Thursday, August 17, 2017

Perfect Day

Sitting out on the back porch this morning I was thinking about the weather man saying the toady was going to be a perfect day. The sun was rising clear and strong in the East and the high wispy clouds were all that kept the sky from being clear and blue. Middle eighties and low humidity, that's what the weather man meant by a perfect day.


I know that today will be filled with lessons. It will contain plenty of times when I make mistakes, and when what is going on around me will be replaced by worry, doubt, and fear. I will have lots of opportunities to catch myself living in my head so I can practice coming back to my senses, returning to pay attention to what is actually happening in my life. For me, that's a perfect day. Just like yesterday, and just like tomorrow, but there's nothing wrong with a little nice weather.

Wednesday, August 16, 2017

Alarm Calls

Walking out the Eastern door of the cabin this morning, the first thing I heard was an alarm call from Chipmunk. Chipmunk's alarm call is a single loud chirp. Louder than a smoke alarm, it rings out across the Forest. And it's not just for Chipmunk's relatives. Anyone who can hear it gets the message, even me. And it's not a warning that says, “Run!” or “Hide!” That's because running and hiding aren't always the best ways to respond. In fact there is no one right response to an alarm call. Chipmunks message simply means, “Pay attention.”


Today, I will be listening to Chipmunk's alarm call and paying attention. In response I will do what makes sense for me.

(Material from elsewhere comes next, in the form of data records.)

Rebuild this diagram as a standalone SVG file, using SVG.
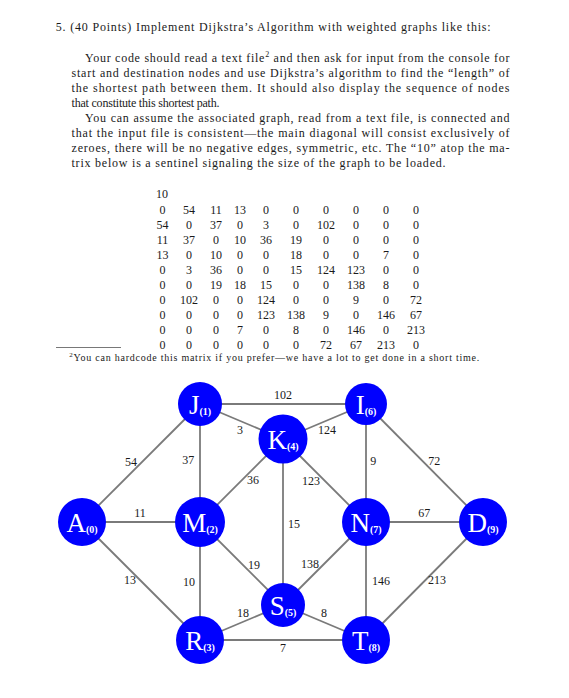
<svg xmlns="http://www.w3.org/2000/svg" width="569" height="698" viewBox="0 0 569 698">
<style>
.t{font-family:"Liberation Serif","Times New Roman",serif;font-size:12px;fill:#1a1a1a}
.m{font-family:"Liberation Serif","Times New Roman",serif;font-size:12px;fill:#1a1a1a;text-anchor:middle}
.fn{font-family:"Liberation Serif","Times New Roman",serif;font-size:10px;fill:#1a1a1a}
.lbl{font-family:"Liberation Serif","Times New Roman",serif;font-size:12px;fill:#1a1a1a;text-anchor:middle}
.edges line{stroke:#7a7a7a;stroke-width:1.8}
.node circle{fill:#0000ff}
.nl{font-family:"Liberation Serif","Times New Roman",serif;font-size:27px;fill:#fff;text-anchor:middle}
.ns{font-size:10px;font-weight:bold}
</style>
<rect width="569" height="698" fill="#fff"/>
<g id="text">
<text class="t" x="55.7" y="31" textLength="435" lengthAdjust="spacing">5. (40 Points) Implement Dijkstra’s Algorithm with weighted graphs like this:</text>
<text class="t" x="85" y="61.5" textLength="424.5" lengthAdjust="spacing">Your code should read a text file<tspan font-size="8" dy="-5">2</tspan><tspan dy="5"> and then ask for input from the console for</tspan></text>
<text class="t" x="71.5" y="76.5" textLength="438" lengthAdjust="spacing">start and destination nodes and use Dijkstra’s algorithm to find the “length” of</text>
<text class="t" x="71.5" y="91.5" textLength="438" lengthAdjust="spacing">the shortest path between them. It should also display the sequence of nodes</text>
<text class="t" x="71.5" y="106.5" textLength="148" lengthAdjust="spacing">that constitute this shortest path.</text>
<text class="t" x="85" y="121.5" textLength="424.5" lengthAdjust="spacing">You can assume the associated graph, read from a text file, is connected and</text>
<text class="t" x="71.5" y="136.5" textLength="438" lengthAdjust="spacing">that the input file is consistent—the main diagonal will consist exclusively of</text>
<text class="t" x="71.5" y="151.5" textLength="438" lengthAdjust="spacing">zeroes, there will be no negative edges, symmetric, etc. The “10” atop the ma-</text>
<text class="t" x="71.5" y="166.5" textLength="374" lengthAdjust="spacing">trix below is a sentinel signaling the size of the graph to be loaded.</text>
</g>
<g id="matrix">
<text class="m" x="162" y="197.5">10</text>
<text class="m" y="213.5"><tspan x="162.5">0</tspan><tspan x="189">54</tspan><tspan x="216">11</tspan><tspan x="240">13</tspan><tspan x="266">0</tspan><tspan x="296">0</tspan><tspan x="326">0</tspan><tspan x="356">0</tspan><tspan x="386">0</tspan><tspan x="416">0</tspan></text>
<text class="m" y="228.5"><tspan x="162.5">54</tspan><tspan x="189">0</tspan><tspan x="216">37</tspan><tspan x="240">0</tspan><tspan x="266">3</tspan><tspan x="296">0</tspan><tspan x="326">102</tspan><tspan x="356">0</tspan><tspan x="386">0</tspan><tspan x="416">0</tspan></text>
<text class="m" y="243.5"><tspan x="162.5">11</tspan><tspan x="189">37</tspan><tspan x="216">0</tspan><tspan x="240">10</tspan><tspan x="266">36</tspan><tspan x="296">19</tspan><tspan x="326">0</tspan><tspan x="356">0</tspan><tspan x="386">0</tspan><tspan x="416">0</tspan></text>
<text class="m" y="258.5"><tspan x="162.5">13</tspan><tspan x="189">0</tspan><tspan x="216">10</tspan><tspan x="240">0</tspan><tspan x="266">0</tspan><tspan x="296">18</tspan><tspan x="326">0</tspan><tspan x="356">0</tspan><tspan x="386">7</tspan><tspan x="416">0</tspan></text>
<text class="m" y="273.5"><tspan x="162.5">0</tspan><tspan x="189">3</tspan><tspan x="216">36</tspan><tspan x="240">0</tspan><tspan x="266">0</tspan><tspan x="296">15</tspan><tspan x="326">124</tspan><tspan x="356">123</tspan><tspan x="386">0</tspan><tspan x="416">0</tspan></text>
<text class="m" y="289"><tspan x="162.5">0</tspan><tspan x="189">0</tspan><tspan x="216">19</tspan><tspan x="240">18</tspan><tspan x="266">15</tspan><tspan x="296">0</tspan><tspan x="326">0</tspan><tspan x="356">138</tspan><tspan x="386">8</tspan><tspan x="416">0</tspan></text>
<text class="m" y="304"><tspan x="162.5">0</tspan><tspan x="189">102</tspan><tspan x="216">0</tspan><tspan x="240">0</tspan><tspan x="266">124</tspan><tspan x="296">0</tspan><tspan x="326">0</tspan><tspan x="356">9</tspan><tspan x="386">0</tspan><tspan x="416">72</tspan></text>
<text class="m" y="319"><tspan x="162.5">0</tspan><tspan x="189">0</tspan><tspan x="216">0</tspan><tspan x="240">0</tspan><tspan x="266">123</tspan><tspan x="296">138</tspan><tspan x="326">9</tspan><tspan x="356">0</tspan><tspan x="386">146</tspan><tspan x="416">67</tspan></text>
<text class="m" y="334"><tspan x="162.5">0</tspan><tspan x="189">0</tspan><tspan x="216">0</tspan><tspan x="240">7</tspan><tspan x="266">0</tspan><tspan x="296">8</tspan><tspan x="326">0</tspan><tspan x="356">146</tspan><tspan x="386">0</tspan><tspan x="416">213</tspan></text>
<text class="m" y="349"><tspan x="162.5">0</tspan><tspan x="189">0</tspan><tspan x="216">0</tspan><tspan x="240">0</tspan><tspan x="266">0</tspan><tspan x="296">0</tspan><tspan x="326">72</tspan><tspan x="356">67</tspan><tspan x="386">213</tspan><tspan x="416">0</tspan></text>
</g>
<g id="footnote">
<line x1="56" y1="347.5" x2="121" y2="347.5" stroke="#555" stroke-width="0.8"/>
<text class="fn" x="69.3" y="360.7" textLength="410" lengthAdjust="spacing"><tspan font-size="7" dy="-4">2</tspan><tspan dy="4">You can hardcode this matrix if you prefer—we have a lot to get done in a short time.</tspan></text>
</g>
<g id="connectors" class="edges">
<line x1="82" y1="522" x2="200" y2="404"/>
<line x1="82" y1="522" x2="200" y2="522"/>
<line x1="82" y1="522" x2="200" y2="640"/>
<line x1="200" y1="404" x2="200" y2="522"/>
<line x1="200" y1="404" x2="283" y2="439"/>
<line x1="200" y1="404" x2="366" y2="404"/>
<line x1="200" y1="522" x2="200" y2="640"/>
<line x1="200" y1="522" x2="283" y2="439"/>
<line x1="200" y1="522" x2="283" y2="605"/>
<line x1="200" y1="640" x2="283" y2="605"/>
<line x1="200" y1="640" x2="366" y2="640"/>
<line x1="283" y1="439" x2="283" y2="605"/>
<line x1="283" y1="439" x2="366" y2="404"/>
<line x1="283" y1="439" x2="366" y2="522"/>
<line x1="283" y1="605" x2="366" y2="522"/>
<line x1="283" y1="605" x2="366" y2="640"/>
<line x1="366" y1="404" x2="366" y2="522"/>
<line x1="366" y1="404" x2="483" y2="522"/>
<line x1="366" y1="522" x2="366" y2="640"/>
<line x1="366" y1="522" x2="483" y2="522"/>
<line x1="366" y1="640" x2="483" y2="522"/>
</g>
<g id="edge-labels">
<text class="lbl" x="283" y="399">102</text>
<text class="lbl" x="240" y="434">3</text>
<text class="lbl" x="327" y="434">124</text>
<text class="lbl" x="131" y="466">54</text>
<text class="lbl" x="188.3" y="464">37</text>
<text class="lbl" x="373.3" y="465">9</text>
<text class="lbl" x="434.3" y="465">72</text>
<text class="lbl" x="253" y="483.5">36</text>
<text class="lbl" x="311" y="484.5">123</text>
<text class="lbl" x="140" y="517">11</text>
<text class="lbl" x="294" y="527.5">15</text>
<text class="lbl" x="424.3" y="517">67</text>
<text class="lbl" x="254" y="568.5">19</text>
<text class="lbl" x="310" y="567.5">138</text>
<text class="lbl" x="130" y="584">13</text>
<text class="lbl" x="189" y="586">10</text>
<text class="lbl" x="381" y="585">146</text>
<text class="lbl" x="437" y="584">213</text>
<text class="lbl" x="243" y="617">18</text>
<text class="lbl" x="324" y="617">8</text>
<text class="lbl" x="283" y="652">7</text>
</g>
<g id="node-J" class="node"><circle cx="200" cy="404" r="22"/><text class="nl" x="200" y="413.5">J<tspan class="ns" dy="1">(1)</tspan></text></g>
<g id="node-I" class="node"><circle cx="366" cy="404" r="21"/><text class="nl" x="366" y="413.5">I<tspan class="ns" dy="1">(6)</tspan></text></g>
<g id="node-K" class="node"><circle cx="283" cy="439" r="24.5"/><text class="nl" x="283" y="448.5">K<tspan class="ns" dy="1">(4)</tspan></text></g>
<g id="node-A" class="node"><circle cx="82" cy="522" r="24"/><text class="nl" x="82" y="531.5">A<tspan class="ns" dy="1">(0)</tspan></text></g>
<g id="node-M" class="node"><circle cx="200" cy="522" r="25"/><text class="nl" x="200" y="531.5">M<tspan class="ns" dy="1">(2)</tspan></text></g>
<g id="node-N" class="node"><circle cx="366" cy="522" r="24"/><text class="nl" x="366" y="531.5">N<tspan class="ns" dy="1">(7)</tspan></text></g>
<g id="node-D" class="node"><circle cx="483" cy="522" r="24"/><text class="nl" x="483" y="531.5">D<tspan class="ns" dy="1">(9)</tspan></text></g>
<g id="node-S" class="node"><circle cx="283" cy="605" r="22"/><text class="nl" x="283" y="614.5">S<tspan class="ns" dy="1">(5)</tspan></text></g>
<g id="node-R" class="node"><circle cx="200" cy="640" r="24"/><text class="nl" x="200" y="649.5">R<tspan class="ns" dy="1">(3)</tspan></text></g>
<g id="node-T" class="node"><circle cx="366" cy="640" r="24"/><text class="nl" x="366" y="649.5">T<tspan class="ns" dy="1">(8)</tspan></text></g>
</svg>
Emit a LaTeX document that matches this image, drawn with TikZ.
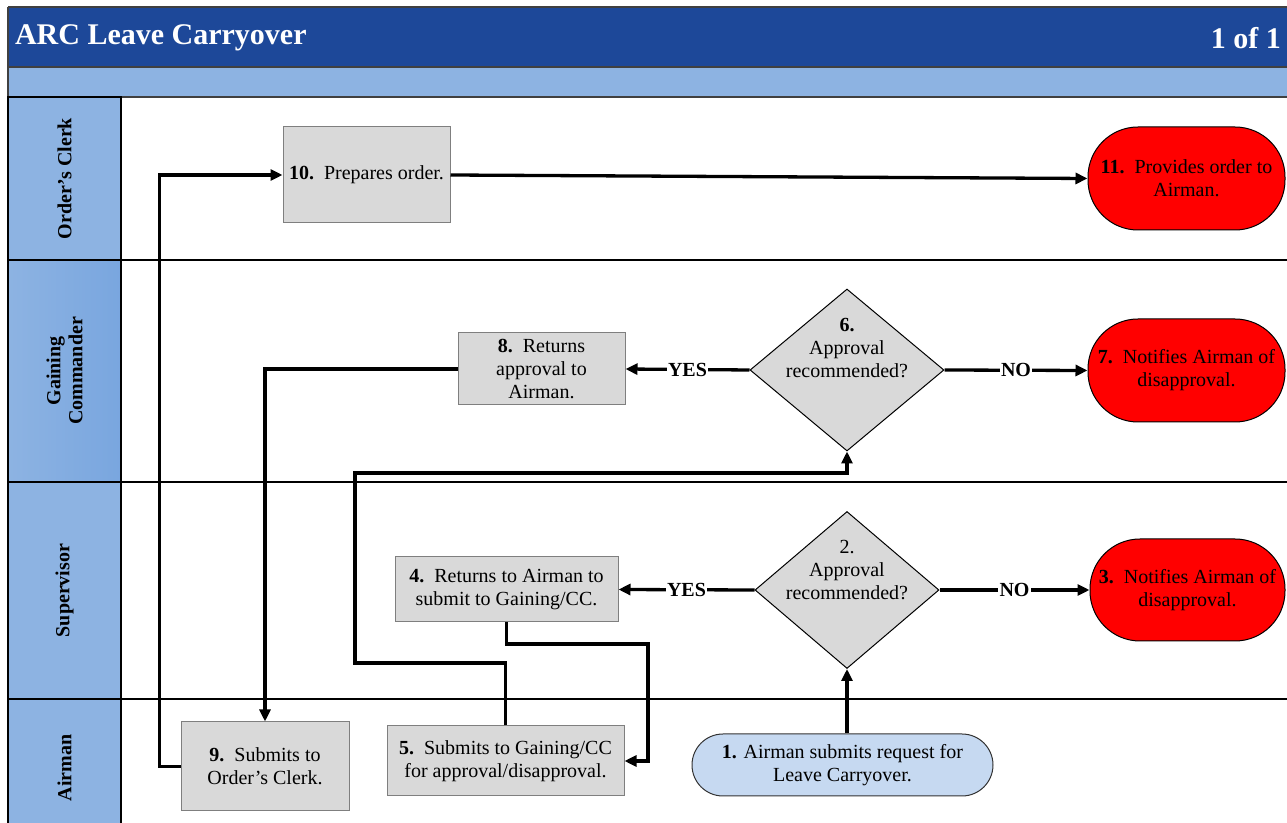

Nature Boy/If I Had a Hammer Mash Up

Tuesday, August 15, 2017

7 Billion Geniuses- 7BG Basics -Work II

Quiet Morning

The gentle rain fell quietly as I sat on the porch with Birchy, the dog. Hawk was quiet, and the most apparent noise was Cricket, still trying to chirp the morning Sun through the clouds. Suddenly, Birchy stood up and barked. At the same time, something crashed through the underbrush to the North of the cabin. Whoever it was moved quickly to the Northeast and into the deeper woods. All I saw was a brief flash through the thick branches.

This gets me thinking about how things can seem to be one way, then suddenly change because of something I didn't notice. Was whoever was there trying to teach me to pay better attention, or is it that I was teaching them to be more aware?


Today, I will be remembering that sometimes the lessons aren't for me, and that sometimes I am the teacher and I don't even know it.

Monday, August 14, 2017

Moon

This morning the quarter Moon hung in the Southeastern sky trekking towards new. Looking up at it, as it glowed in the bright blue morning sky, I noticed how it connected me to a larger ark. It reminded me that there is something bigger than me and this town and this state and this country and this Earth. Bigger than our solar system and our universe and our cosmos.

And I am part of it. I am at the same time insignificant and vital. There is a part I play that no one else can play that weaves into the fabric of eternity, and yet the role is one of an infinite number of roles that intersect and effect each other in myriad ways. It is humbling, overwhelming, and energizing to know that I am a part of something so extraordinary, and yet it is as ordinary as breathing.


Today, I will be remembering to pay attention to the Moon as it reminds me of my connection to the infinite.

Sunday, August 13, 2017

Love

Cooper's Hawk is getting better. That's the word from the Center for Wildlife. They are somewhat surprised, since his injuries were so severe. But yesterday morning when they came in they found him standing up and trying to perch.

Sitting on the back porch last night I was telling a friend this news. As I did, one of Hawk's family members showed up in a tree about forty feet away. I wondered if my creature cousin was listening to the story. Then I wondered if Cooper's Hawk knew how concerned his family was. Then I wondered if he knew about our love and concern.

Then it occurred to me. The possibility that someone could be disconnected from the stream of Love was based on my cultural experience. My culture teaches me that love is something that is limited, that must be earned, and that can be revoked. The Earth teaches me that flow of Love at the center of all Life is something that is given freely and without condition. It is infinite, and is never withheld. This Love is a force that one must choose to disconnect from.

The default position if Love is ON. From that perspective, Hawk would have had to disconnect in order to be unaware of the outpouring of Love going on around the cabin.

This gets me thinking about how often I am missing out on the Love that is flowing around me because I am choosing not to participate, or I'm distracted by worries and fears. Then I get thinking about how the easiest way to reconnect with Love is to start to send it out.


Today, I will be paying attention to when I receive invitations that distract me from the Love that is all around us all the time. I will be doing my best to send out Love so that I might reconnect with the Flow.